Bush Shows Intelligence Yet Again
George W. Bush, long known for his diminutive intellect, has embarassed America again.
Speaking to British Prime Minister Tony Blair on the last day of the G8 Summit in St. Petersburg, Russia, Bush was heard on
an open microphone saying Syria needs to "get Hezbollah to stop doing this shit" in it's current conflict with Israel. Bush
then told Blair he'd like to "taste Elizabeth Hurley's crumpet," but was afraid he'd catch something because of her former
boyfriend, Hugh Grant's, habit of picking up street whores. Bush also asked Blair if the Spice Girls were related to the Morton
Salt girl or adult film star Jeanne Pepper. Less than two and a half years left, folks.
LIES OF THE WEEK
Fox News offers balanced, unbiased coverage of world events.
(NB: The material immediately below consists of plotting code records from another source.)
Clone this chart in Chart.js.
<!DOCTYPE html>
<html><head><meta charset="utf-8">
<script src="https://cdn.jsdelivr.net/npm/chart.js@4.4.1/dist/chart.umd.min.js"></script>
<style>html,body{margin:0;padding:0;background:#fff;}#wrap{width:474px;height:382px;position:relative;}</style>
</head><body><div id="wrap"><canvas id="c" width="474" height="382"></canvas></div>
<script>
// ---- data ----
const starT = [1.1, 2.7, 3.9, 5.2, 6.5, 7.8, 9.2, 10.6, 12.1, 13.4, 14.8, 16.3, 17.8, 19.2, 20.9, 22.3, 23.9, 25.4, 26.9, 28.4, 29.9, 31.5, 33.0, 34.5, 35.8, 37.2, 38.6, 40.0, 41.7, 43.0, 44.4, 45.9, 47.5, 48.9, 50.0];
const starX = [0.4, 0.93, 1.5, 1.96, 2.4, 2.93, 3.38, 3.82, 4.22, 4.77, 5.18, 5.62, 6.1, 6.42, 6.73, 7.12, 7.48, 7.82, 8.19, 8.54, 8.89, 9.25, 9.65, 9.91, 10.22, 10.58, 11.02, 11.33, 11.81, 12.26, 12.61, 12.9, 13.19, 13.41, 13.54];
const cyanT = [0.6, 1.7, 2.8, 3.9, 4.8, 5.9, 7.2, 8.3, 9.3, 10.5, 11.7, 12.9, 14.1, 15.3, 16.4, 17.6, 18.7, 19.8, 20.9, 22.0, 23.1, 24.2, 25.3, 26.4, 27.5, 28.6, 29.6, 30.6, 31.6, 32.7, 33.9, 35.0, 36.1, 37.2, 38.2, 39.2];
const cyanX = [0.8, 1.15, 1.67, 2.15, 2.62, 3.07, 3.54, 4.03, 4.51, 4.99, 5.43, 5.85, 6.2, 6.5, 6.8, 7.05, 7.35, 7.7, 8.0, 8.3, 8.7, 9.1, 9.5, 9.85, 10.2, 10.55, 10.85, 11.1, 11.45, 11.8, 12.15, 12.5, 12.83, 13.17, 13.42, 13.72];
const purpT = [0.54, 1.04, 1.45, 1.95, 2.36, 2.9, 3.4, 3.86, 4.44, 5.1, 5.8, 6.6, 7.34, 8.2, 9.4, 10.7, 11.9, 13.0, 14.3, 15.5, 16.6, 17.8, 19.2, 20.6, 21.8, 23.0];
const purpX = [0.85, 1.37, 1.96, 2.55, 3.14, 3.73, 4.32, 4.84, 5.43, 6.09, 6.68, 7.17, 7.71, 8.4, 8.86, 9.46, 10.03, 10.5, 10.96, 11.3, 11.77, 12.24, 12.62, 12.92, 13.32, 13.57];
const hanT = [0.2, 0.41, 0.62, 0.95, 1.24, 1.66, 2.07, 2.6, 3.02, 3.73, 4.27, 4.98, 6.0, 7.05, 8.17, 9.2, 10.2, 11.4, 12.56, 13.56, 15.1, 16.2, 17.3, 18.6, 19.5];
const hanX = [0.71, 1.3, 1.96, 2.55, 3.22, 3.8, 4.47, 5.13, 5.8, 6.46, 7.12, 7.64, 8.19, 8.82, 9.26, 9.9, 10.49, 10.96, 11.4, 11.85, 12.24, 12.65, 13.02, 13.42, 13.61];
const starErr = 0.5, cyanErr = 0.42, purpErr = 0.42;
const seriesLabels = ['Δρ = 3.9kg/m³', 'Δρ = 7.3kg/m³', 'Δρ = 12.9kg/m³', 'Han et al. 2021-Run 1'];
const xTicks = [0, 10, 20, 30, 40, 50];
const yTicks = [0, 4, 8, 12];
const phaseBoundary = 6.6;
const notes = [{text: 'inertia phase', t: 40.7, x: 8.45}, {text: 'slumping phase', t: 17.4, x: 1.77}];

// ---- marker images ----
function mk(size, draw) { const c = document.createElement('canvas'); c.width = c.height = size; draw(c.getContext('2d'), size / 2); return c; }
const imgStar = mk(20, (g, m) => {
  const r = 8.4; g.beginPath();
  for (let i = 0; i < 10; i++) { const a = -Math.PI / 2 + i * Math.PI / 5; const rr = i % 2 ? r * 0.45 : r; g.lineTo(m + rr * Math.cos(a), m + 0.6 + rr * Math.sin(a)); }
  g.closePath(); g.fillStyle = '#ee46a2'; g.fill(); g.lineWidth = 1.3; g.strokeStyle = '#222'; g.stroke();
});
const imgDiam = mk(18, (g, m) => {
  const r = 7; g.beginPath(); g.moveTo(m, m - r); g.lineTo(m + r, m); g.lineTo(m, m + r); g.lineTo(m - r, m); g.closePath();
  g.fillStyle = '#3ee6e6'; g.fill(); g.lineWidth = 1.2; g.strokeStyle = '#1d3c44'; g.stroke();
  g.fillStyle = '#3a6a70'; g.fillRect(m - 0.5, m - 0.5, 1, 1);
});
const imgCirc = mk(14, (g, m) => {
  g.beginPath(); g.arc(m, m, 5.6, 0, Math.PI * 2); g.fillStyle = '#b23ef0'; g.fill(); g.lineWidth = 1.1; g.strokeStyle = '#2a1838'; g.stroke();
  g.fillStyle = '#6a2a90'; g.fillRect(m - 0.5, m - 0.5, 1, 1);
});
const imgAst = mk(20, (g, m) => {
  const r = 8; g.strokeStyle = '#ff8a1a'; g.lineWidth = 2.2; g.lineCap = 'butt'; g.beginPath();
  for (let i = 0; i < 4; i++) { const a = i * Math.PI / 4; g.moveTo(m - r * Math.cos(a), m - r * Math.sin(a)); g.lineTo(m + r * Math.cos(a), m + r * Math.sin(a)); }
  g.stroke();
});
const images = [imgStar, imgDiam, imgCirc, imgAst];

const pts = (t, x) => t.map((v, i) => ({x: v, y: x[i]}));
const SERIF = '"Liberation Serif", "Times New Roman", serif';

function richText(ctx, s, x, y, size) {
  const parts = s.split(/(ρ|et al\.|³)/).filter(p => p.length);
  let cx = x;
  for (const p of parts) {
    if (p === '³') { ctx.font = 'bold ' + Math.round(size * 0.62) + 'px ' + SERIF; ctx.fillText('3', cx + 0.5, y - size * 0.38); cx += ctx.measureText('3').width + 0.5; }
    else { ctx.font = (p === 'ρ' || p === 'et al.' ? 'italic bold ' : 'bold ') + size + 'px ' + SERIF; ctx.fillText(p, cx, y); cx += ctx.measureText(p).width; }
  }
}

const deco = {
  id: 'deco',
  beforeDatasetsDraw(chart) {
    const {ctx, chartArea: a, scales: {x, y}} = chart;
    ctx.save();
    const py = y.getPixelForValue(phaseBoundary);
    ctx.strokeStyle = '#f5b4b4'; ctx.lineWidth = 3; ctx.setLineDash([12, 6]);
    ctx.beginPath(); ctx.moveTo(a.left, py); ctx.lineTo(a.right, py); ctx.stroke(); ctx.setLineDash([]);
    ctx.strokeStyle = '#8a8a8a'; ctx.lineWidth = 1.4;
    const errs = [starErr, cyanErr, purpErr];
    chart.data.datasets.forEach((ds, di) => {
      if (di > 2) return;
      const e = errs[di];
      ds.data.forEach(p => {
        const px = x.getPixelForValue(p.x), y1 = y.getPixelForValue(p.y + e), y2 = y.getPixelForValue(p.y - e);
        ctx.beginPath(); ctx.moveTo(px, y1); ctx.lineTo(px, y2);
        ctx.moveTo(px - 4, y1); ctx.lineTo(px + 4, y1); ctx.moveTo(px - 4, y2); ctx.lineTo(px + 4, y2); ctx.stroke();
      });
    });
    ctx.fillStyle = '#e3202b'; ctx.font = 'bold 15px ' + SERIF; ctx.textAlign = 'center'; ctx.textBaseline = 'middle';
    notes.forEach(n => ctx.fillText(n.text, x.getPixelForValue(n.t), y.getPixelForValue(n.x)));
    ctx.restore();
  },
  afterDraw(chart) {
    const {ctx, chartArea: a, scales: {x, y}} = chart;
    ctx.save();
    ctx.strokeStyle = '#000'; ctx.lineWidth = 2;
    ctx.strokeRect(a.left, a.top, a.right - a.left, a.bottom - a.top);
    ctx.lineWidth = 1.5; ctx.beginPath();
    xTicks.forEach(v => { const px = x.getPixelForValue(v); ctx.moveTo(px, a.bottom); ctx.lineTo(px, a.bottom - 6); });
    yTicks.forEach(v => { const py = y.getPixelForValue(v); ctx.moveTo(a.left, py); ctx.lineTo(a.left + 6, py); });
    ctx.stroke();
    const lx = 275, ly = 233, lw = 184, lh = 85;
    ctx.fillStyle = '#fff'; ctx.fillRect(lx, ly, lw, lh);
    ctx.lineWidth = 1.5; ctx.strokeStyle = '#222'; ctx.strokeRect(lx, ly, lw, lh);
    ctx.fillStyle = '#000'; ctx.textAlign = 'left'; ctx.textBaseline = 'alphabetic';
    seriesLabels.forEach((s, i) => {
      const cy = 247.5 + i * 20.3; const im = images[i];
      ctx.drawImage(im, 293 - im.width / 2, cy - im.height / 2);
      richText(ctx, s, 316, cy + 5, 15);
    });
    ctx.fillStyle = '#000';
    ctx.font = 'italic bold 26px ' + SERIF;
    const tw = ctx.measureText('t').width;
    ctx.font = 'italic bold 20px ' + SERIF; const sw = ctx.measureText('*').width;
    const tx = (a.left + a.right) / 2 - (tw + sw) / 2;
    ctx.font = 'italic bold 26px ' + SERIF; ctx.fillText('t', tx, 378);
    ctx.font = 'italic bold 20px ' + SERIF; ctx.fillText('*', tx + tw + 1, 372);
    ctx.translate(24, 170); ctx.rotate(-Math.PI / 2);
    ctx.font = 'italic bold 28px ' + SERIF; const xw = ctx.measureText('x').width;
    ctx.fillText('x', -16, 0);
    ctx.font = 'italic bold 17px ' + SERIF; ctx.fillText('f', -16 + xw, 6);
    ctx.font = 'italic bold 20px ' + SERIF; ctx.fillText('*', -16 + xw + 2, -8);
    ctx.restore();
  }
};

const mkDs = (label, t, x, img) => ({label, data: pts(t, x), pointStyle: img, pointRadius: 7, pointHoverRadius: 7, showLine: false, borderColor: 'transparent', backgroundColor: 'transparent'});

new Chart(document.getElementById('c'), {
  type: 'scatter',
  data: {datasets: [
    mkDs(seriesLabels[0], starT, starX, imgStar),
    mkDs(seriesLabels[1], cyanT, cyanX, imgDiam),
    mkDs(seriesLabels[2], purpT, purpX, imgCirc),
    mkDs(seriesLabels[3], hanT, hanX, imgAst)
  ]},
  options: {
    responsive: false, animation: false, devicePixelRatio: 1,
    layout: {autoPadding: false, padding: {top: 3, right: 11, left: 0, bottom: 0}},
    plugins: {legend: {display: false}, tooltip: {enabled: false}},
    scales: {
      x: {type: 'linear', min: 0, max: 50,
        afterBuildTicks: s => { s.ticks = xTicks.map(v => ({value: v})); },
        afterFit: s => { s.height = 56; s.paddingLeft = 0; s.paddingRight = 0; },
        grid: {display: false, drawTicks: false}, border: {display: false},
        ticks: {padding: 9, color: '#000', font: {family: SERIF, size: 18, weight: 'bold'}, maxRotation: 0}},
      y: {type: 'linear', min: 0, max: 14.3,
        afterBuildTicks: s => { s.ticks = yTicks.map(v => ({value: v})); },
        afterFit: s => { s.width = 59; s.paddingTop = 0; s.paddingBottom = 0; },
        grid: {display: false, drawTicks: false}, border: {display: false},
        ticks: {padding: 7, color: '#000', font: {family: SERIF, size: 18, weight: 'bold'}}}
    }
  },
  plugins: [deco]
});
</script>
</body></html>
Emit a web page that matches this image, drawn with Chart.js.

The death of more than 2500 American sons and daughters in Iraq is a small price to pay to secure the right of the Iraqi
people to vote.
The stench emanating from Lincoln Paper and Tissue has been proven to cure baldness, obesity, erectile dysfunction, flatulence,
shingles, halitosis, warts, angina, vaginal dryness, scurvy, hemorrhoids, pink eye, ulcers, bunions, cold sores, ear infections,
yeast infections, pyorrhea, diarrhea, psoriasis, foot odor, sclerosis, and insanity.
Pregnant Anna Nicole Smith knows who the father of her baby is.
Israel never overreacts.
Hezbollah has never been linked to terrorism.
Terrell Owens isn't the biggest asshole in the NFL.